## Data shown:
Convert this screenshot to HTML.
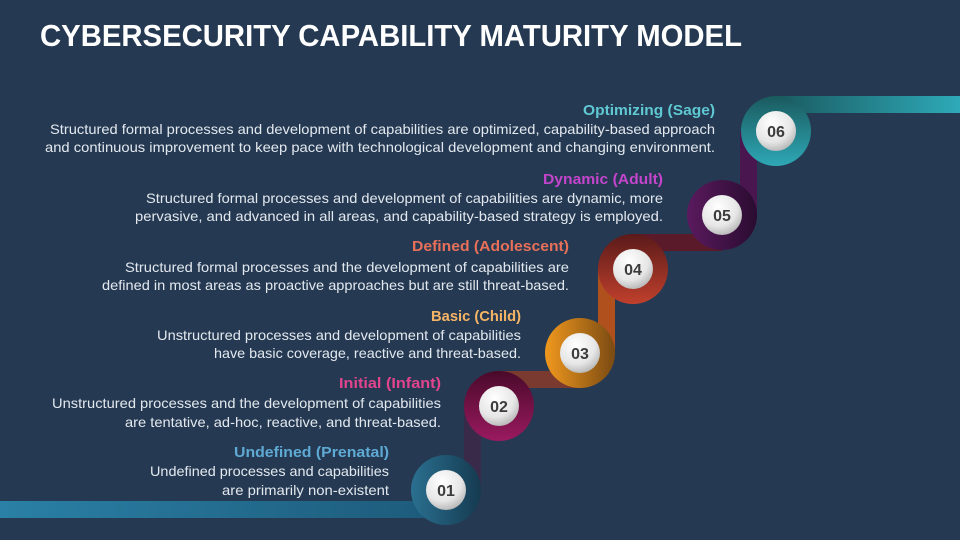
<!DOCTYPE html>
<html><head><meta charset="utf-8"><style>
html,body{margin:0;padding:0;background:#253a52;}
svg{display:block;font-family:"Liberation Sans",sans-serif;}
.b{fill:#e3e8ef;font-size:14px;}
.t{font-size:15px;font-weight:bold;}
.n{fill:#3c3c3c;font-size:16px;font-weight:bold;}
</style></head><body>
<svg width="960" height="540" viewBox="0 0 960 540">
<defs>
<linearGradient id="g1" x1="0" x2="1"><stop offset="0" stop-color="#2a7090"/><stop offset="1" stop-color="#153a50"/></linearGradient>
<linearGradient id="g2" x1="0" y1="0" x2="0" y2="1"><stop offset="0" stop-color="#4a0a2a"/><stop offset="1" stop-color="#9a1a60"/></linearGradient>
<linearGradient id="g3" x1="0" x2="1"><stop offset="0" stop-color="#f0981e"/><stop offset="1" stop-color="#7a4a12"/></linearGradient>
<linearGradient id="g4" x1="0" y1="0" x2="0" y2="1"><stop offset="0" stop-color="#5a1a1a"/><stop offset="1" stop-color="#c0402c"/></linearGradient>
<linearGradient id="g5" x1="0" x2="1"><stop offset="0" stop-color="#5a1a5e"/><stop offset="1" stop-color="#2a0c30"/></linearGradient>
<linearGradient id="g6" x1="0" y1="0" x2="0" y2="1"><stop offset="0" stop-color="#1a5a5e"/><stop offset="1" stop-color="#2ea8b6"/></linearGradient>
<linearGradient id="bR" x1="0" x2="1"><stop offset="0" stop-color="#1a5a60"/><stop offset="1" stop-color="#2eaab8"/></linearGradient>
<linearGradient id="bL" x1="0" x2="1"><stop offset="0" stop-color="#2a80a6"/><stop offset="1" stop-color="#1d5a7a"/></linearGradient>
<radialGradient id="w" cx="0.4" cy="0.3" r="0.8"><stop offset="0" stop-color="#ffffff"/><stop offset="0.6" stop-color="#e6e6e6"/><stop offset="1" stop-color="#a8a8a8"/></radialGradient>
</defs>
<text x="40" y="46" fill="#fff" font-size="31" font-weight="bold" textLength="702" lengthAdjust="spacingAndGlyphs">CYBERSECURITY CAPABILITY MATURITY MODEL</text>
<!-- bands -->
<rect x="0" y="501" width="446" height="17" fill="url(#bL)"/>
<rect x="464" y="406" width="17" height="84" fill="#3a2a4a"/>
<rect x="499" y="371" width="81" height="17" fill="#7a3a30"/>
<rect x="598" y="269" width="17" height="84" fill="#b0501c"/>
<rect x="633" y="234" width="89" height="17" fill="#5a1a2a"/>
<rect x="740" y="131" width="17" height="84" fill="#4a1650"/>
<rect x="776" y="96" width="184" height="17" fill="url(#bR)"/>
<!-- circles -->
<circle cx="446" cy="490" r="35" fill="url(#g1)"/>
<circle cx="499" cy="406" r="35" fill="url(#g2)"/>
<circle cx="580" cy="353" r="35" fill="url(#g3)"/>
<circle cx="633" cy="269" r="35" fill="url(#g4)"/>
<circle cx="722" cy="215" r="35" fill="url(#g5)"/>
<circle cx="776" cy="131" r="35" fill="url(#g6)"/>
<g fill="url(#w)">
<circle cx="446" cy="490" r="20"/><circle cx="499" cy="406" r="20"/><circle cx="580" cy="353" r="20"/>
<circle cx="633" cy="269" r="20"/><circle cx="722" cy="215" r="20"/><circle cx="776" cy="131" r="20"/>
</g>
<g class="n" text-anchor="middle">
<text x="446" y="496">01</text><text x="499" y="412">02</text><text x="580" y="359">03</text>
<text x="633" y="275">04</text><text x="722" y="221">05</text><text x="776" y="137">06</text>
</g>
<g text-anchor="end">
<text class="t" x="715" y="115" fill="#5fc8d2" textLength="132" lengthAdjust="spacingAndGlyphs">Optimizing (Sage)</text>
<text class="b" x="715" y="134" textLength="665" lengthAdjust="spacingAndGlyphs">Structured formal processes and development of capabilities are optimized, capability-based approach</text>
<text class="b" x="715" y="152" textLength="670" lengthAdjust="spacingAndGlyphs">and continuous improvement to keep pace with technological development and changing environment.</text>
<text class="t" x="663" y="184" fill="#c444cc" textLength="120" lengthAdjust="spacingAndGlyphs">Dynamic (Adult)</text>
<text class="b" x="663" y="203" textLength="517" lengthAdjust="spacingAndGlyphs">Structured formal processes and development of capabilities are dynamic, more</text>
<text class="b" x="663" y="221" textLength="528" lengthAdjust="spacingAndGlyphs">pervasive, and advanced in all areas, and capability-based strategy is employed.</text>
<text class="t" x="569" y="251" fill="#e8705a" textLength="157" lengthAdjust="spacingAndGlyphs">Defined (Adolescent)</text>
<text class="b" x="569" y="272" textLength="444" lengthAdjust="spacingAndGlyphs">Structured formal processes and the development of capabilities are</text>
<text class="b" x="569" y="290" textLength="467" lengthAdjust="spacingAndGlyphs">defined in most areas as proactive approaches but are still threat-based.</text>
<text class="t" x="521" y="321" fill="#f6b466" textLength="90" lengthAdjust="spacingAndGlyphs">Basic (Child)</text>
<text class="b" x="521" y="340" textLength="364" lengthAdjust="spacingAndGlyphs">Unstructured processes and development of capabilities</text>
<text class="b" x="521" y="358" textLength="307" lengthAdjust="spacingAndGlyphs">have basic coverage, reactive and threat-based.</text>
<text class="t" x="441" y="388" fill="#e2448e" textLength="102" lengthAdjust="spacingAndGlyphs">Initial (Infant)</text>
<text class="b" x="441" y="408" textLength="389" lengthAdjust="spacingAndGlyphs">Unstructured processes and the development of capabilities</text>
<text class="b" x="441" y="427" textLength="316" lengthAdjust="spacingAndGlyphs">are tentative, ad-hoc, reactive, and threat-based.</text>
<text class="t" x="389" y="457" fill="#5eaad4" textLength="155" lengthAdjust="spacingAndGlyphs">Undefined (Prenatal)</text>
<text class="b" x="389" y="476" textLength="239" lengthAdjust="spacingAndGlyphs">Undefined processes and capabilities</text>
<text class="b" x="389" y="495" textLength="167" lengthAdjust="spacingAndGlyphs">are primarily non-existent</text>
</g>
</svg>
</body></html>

## Exercise brief:
Word for word, quote the lines above. Omit the pictures.

## Solution for this task:
Convert this screenshot to HTML.
<!DOCTYPE html>
<html><head><meta charset="utf-8"><style>
html,body{margin:0;padding:0;background:#253a52;}
svg{display:block;font-family:"Liberation Sans",sans-serif;}
.b{fill:#e3e8ef;font-size:14px;}
.t{font-size:15px;font-weight:bold;}
.n{fill:#3c3c3c;font-size:16px;font-weight:bold;}
</style></head><body>
<svg width="960" height="540" viewBox="0 0 960 540">
<defs>
<linearGradient id="g1" x1="0" x2="1"><stop offset="0" stop-color="#2a7090"/><stop offset="1" stop-color="#153a50"/></linearGradient>
<linearGradient id="g2" x1="0" y1="0" x2="0" y2="1"><stop offset="0" stop-color="#4a0a2a"/><stop offset="1" stop-color="#9a1a60"/></linearGradient>
<linearGradient id="g3" x1="0" x2="1"><stop offset="0" stop-color="#f0981e"/><stop offset="1" stop-color="#7a4a12"/></linearGradient>
<linearGradient id="g4" x1="0" y1="0" x2="0" y2="1"><stop offset="0" stop-color="#5a1a1a"/><stop offset="1" stop-color="#c0402c"/></linearGradient>
<linearGradient id="g5" x1="0" x2="1"><stop offset="0" stop-color="#5a1a5e"/><stop offset="1" stop-color="#2a0c30"/></linearGradient>
<linearGradient id="g6" x1="0" y1="0" x2="0" y2="1"><stop offset="0" stop-color="#1a5a5e"/><stop offset="1" stop-color="#2ea8b6"/></linearGradient>
<linearGradient id="bR" x1="0" x2="1"><stop offset="0" stop-color="#1a5a60"/><stop offset="1" stop-color="#2eaab8"/></linearGradient>
<linearGradient id="bL" x1="0" x2="1"><stop offset="0" stop-color="#2a80a6"/><stop offset="1" stop-color="#1d5a7a"/></linearGradient>
<radialGradient id="w" cx="0.4" cy="0.3" r="0.8"><stop offset="0" stop-color="#ffffff"/><stop offset="0.6" stop-color="#e6e6e6"/><stop offset="1" stop-color="#a8a8a8"/></radialGradient>
</defs>
<text x="40" y="46" fill="#fff" font-size="31" font-weight="bold" textLength="702" lengthAdjust="spacingAndGlyphs">CYBERSECURITY CAPABILITY MATURITY MODEL</text>
<!-- bands -->
<rect x="0" y="501" width="446" height="17" fill="url(#bL)"/>
<rect x="464" y="406" width="17" height="84" fill="#3a2a4a"/>
<rect x="499" y="371" width="81" height="17" fill="#7a3a30"/>
<rect x="598" y="269" width="17" height="84" fill="#b0501c"/>
<rect x="633" y="234" width="89" height="17" fill="#5a1a2a"/>
<rect x="740" y="131" width="17" height="84" fill="#4a1650"/>
<rect x="776" y="96" width="184" height="17" fill="url(#bR)"/>
<!-- circles -->
<circle cx="446" cy="490" r="35" fill="url(#g1)"/>
<circle cx="499" cy="406" r="35" fill="url(#g2)"/>
<circle cx="580" cy="353" r="35" fill="url(#g3)"/>
<circle cx="633" cy="269" r="35" fill="url(#g4)"/>
<circle cx="722" cy="215" r="35" fill="url(#g5)"/>
<circle cx="776" cy="131" r="35" fill="url(#g6)"/>
<g fill="url(#w)">
<circle cx="446" cy="490" r="20"/><circle cx="499" cy="406" r="20"/><circle cx="580" cy="353" r="20"/>
<circle cx="633" cy="269" r="20"/><circle cx="722" cy="215" r="20"/><circle cx="776" cy="131" r="20"/>
</g>
<g class="n" text-anchor="middle">
<text x="446" y="496">01</text><text x="499" y="412">02</text><text x="580" y="359">03</text>
<text x="633" y="275">04</text><text x="722" y="221">05</text><text x="776" y="137">06</text>
</g>
<g text-anchor="end">
<text class="t" x="715" y="115" fill="#5fc8d2" textLength="132" lengthAdjust="spacingAndGlyphs">Optimizing (Sage)</text>
<text class="b" x="715" y="134" textLength="665" lengthAdjust="spacingAndGlyphs">Structured formal processes and development of capabilities are optimized, capability-based approach</text>
<text class="b" x="715" y="152" textLength="670" lengthAdjust="spacingAndGlyphs">and continuous improvement to keep pace with technological development and changing environment.</text>
<text class="t" x="663" y="184" fill="#c444cc" textLength="120" lengthAdjust="spacingAndGlyphs">Dynamic (Adult)</text>
<text class="b" x="663" y="203" textLength="517" lengthAdjust="spacingAndGlyphs">Structured formal processes and development of capabilities are dynamic, more</text>
<text class="b" x="663" y="221" textLength="528" lengthAdjust="spacingAndGlyphs">pervasive, and advanced in all areas, and capability-based strategy is employed.</text>
<text class="t" x="569" y="251" fill="#e8705a" textLength="157" lengthAdjust="spacingAndGlyphs">Defined (Adolescent)</text>
<text class="b" x="569" y="272" textLength="444" lengthAdjust="spacingAndGlyphs">Structured formal processes and the development of capabilities are</text>
<text class="b" x="569" y="290" textLength="467" lengthAdjust="spacingAndGlyphs">defined in most areas as proactive approaches but are still threat-based.</text>
<text class="t" x="521" y="321" fill="#f6b466" textLength="90" lengthAdjust="spacingAndGlyphs">Basic (Child)</text>
<text class="b" x="521" y="340" textLength="364" lengthAdjust="spacingAndGlyphs">Unstructured processes and development of capabilities</text>
<text class="b" x="521" y="358" textLength="307" lengthAdjust="spacingAndGlyphs">have basic coverage, reactive and threat-based.</text>
<text class="t" x="441" y="388" fill="#e2448e" textLength="102" lengthAdjust="spacingAndGlyphs">Initial (Infant)</text>
<text class="b" x="441" y="408" textLength="389" lengthAdjust="spacingAndGlyphs">Unstructured processes and the development of capabilities</text>
<text class="b" x="441" y="427" textLength="316" lengthAdjust="spacingAndGlyphs">are tentative, ad-hoc, reactive, and threat-based.</text>
<text class="t" x="389" y="457" fill="#5eaad4" textLength="155" lengthAdjust="spacingAndGlyphs">Undefined (Prenatal)</text>
<text class="b" x="389" y="476" textLength="239" lengthAdjust="spacingAndGlyphs">Undefined processes and capabilities</text>
<text class="b" x="389" y="495" textLength="167" lengthAdjust="spacingAndGlyphs">are primarily non-existent</text>
</g>
</svg>
</body></html>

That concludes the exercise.